The highlight of Speaker McCarthy’s triumphant trip to Jerusalem this week was an invitation for Benjamin Netanyahu to address the House. The Republican was careful enough to say he was sure that the White House would invite the premier on the occasion of Israel’s 75th anniversary. Yet, Mr. McCarthy’s offer was a much needed effort to salve President Biden’s snub of Israel’s elected leader. 

Opining on Israel’s internal struggle over balancing judiciary and Knesset relations, Mr. Biden announced in March that “in the near term” he has no intention to invite Mr. Netanyahu to the White House. The president was heartened by applause from Israeli opponents of the proposed legislation to overhaul the judiciary system. Then again, Israel’s sworn enemies also rejoiced, sensing a fissure between Israel and its top ally. 

More than 100 rockets were fired into Israel from Gaza on Wednesday alone. The perception that America and Israel are at odds emboldens Iran and its proxies. By so pointedly keeping Israel at arms’ length, Mr. Biden encourages that perception — even as his anti-Bibi salvo is explained as “friends give friends advice and counsel.” That was what the ranking Democrat on the Jerusalem trip, Congressman Steny Hoyer, told reporters Monday. 

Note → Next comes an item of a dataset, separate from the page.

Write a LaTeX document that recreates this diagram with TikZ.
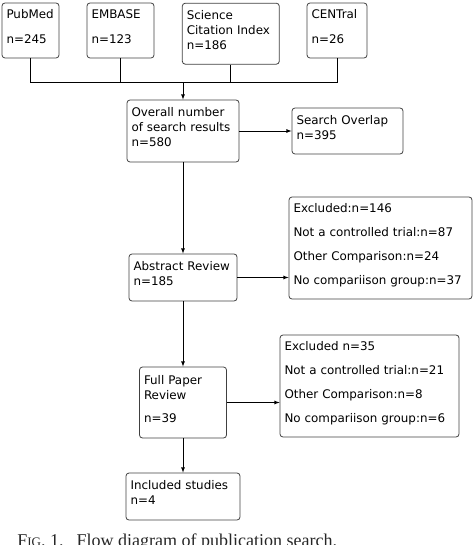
\documentclass[tikz,border=0pt]{standalone}
\usepackage{fontspec}
\setmainfont{DejaVu Sans}
\newfontfamily\capfont{Liberation Serif}
\usetikzlibrary{positioning, arrows}
\newcommand{\bpad}{\rule[-8pt]{0pt}{8pt}}

\begin{document}
\begin{tikzpicture}[x=1pt, y=-1pt, >=latex, line width=0.8pt,
    box/.style={draw=black!75, rounded corners=3pt, align=left, inner sep=4.5pt,
        text=black, font=\fontsize{11.9}{15}\selectfont}]
                \useasboundingbox (0, 0) rectangle (474, 545);

                \node[box, text width=48pt, minimum height=55pt] (pub) at (30.5, 30.5) {PubMed\\[10pt]n=245\bpad};
                \node[box, text width=58pt, minimum height=55pt] (emb) at (120.5, 30.5) {EMBASE\\[10pt]n=123\bpad};
                \node[box, text width=88pt, minimum height=61pt] (sci) at (230.8, 33.7) {Science\\Citation Index\\n=186\bpad};
                \node[box, text width=51pt, minimum height=55pt] (cen) at (337, 30.5) {CENTral\\[10pt]n=26\bpad};
                \coordinate (jn) at (183, 82.3);

                \node[box, text width=103pt, minimum height=62pt] (ovr) at (183, 131) {Overall number\\of search results\\n=580\bpad};
                \node[box, text width=102pt, minimum height=46pt] (ovl) at (347.5, 131) {Search Overlap\\n=395\bpad};
                \node[box, text width=99pt, minimum height=47pt] (abs) at (183, 277.5) {Abstract Review\\n=185\bpad};
                \node[box, text width=174pt, minimum height=102pt] (exa) at (380.5, 248) {Excluded:n=146\\[9pt]Not a controlled trial:n=87\\[9pt]Other Comparison:n=24\\[9pt]No compariison group:n=37\bpad};
                \node[box, text width=78pt, minimum height=71pt] (ful) at (183, 402.5) {Full Paper\\Review\\[8pt]n=39\bpad};
                \node[box, text width=170pt, minimum height=102pt] (exb) at (369.5, 386) {Excluded n=35\\[9pt]Not a controlled trial:n=21\\[9pt]Other Comparison:n=8\\[9pt]No compariison group:n=6\bpad};
                \node[box, text width=105pt, minimum height=47pt] (inc) at (183, 496.5) {Included studies\\n=4\bpad};

                \node[anchor=base west, inner sep=0pt, text=black!85, font=\capfont\fontsize{18}{18}\selectfont] (cap) at (17, 546)
                    {F{\fontsize{13}{13}\selectfont IG}. 1.\hspace{13pt}Flow diagram of publication search.};

                \draw (pub.south) |- (cen.south |- jn) -- (cen.south);
                \draw (emb.south) -- (emb.south |- jn);
                \draw (sci.south) -- (sci.south |- jn);
                \draw[->] (jn) -- (ovr);
                \draw[->] (ovr) -- (ovl);
                \draw[->] (ovr) -- (abs);
                \draw[->] (abs.east) -- (abs.east -| exa.west);
                \draw[->] (abs) -- (ful);
                \draw[->] (ful.east) -- (ful.east -| exb.west);
                \draw[->] (ful) -- (inc);
            \end{tikzpicture}
\end{document}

Mr. Hoyer used the example of Mr. Neatnyahu’s address in 2015 to a bicameral Congressional session. That speech, in opposition to the Iran nuclear deal, has long been wrongly described as a foreign interference in American affairs. Israel sees any move involving a regime that strives to erase it off the map as existential. The debate over Israel’s judiciary, in contrast, is an internal affair on which Mr. Biden deserves no say.   

Creating “space” between Israel and America was a strategy advanced by President Obama. His vice president, on the other hand, has long been considered an ally by Israelis. Mr. Biden often says he’s known Mr. Netanyahu for decades, and the premier, too, professes a long friendship with the president. It is, though, increasingly like a British parliamentarian calling a bitter enemy “my right honorable friend.”

We have long argued that the most dangerous territory in the Middle East is that between the White House and the Congress. Mr. Netanyahu, though, has braved it better than any premier (only Churchill has addressed a joint meeting of Congress as many times as Mr. Netanyahu). The territory between the Biden White House and Congress is even more dangerous than usual, as Iran races to obtain A-bomb to use against the Jewish state.

This is the context in which Mr. Biden is turning Israel into a political football. Always a politico first, statesman last, he is all too blase about this battle. As Mr. Avni reports, Israelis of all stripes are concerned about the erosion of support for their country among Democrats. Mr. McCarthy’s invitation, following his well-received address to the Knesset, is an attempt to reunite the Congressional aisles in support of our closest ally. It would be good for Congress to hear from Mr. Netanyahu before the next election.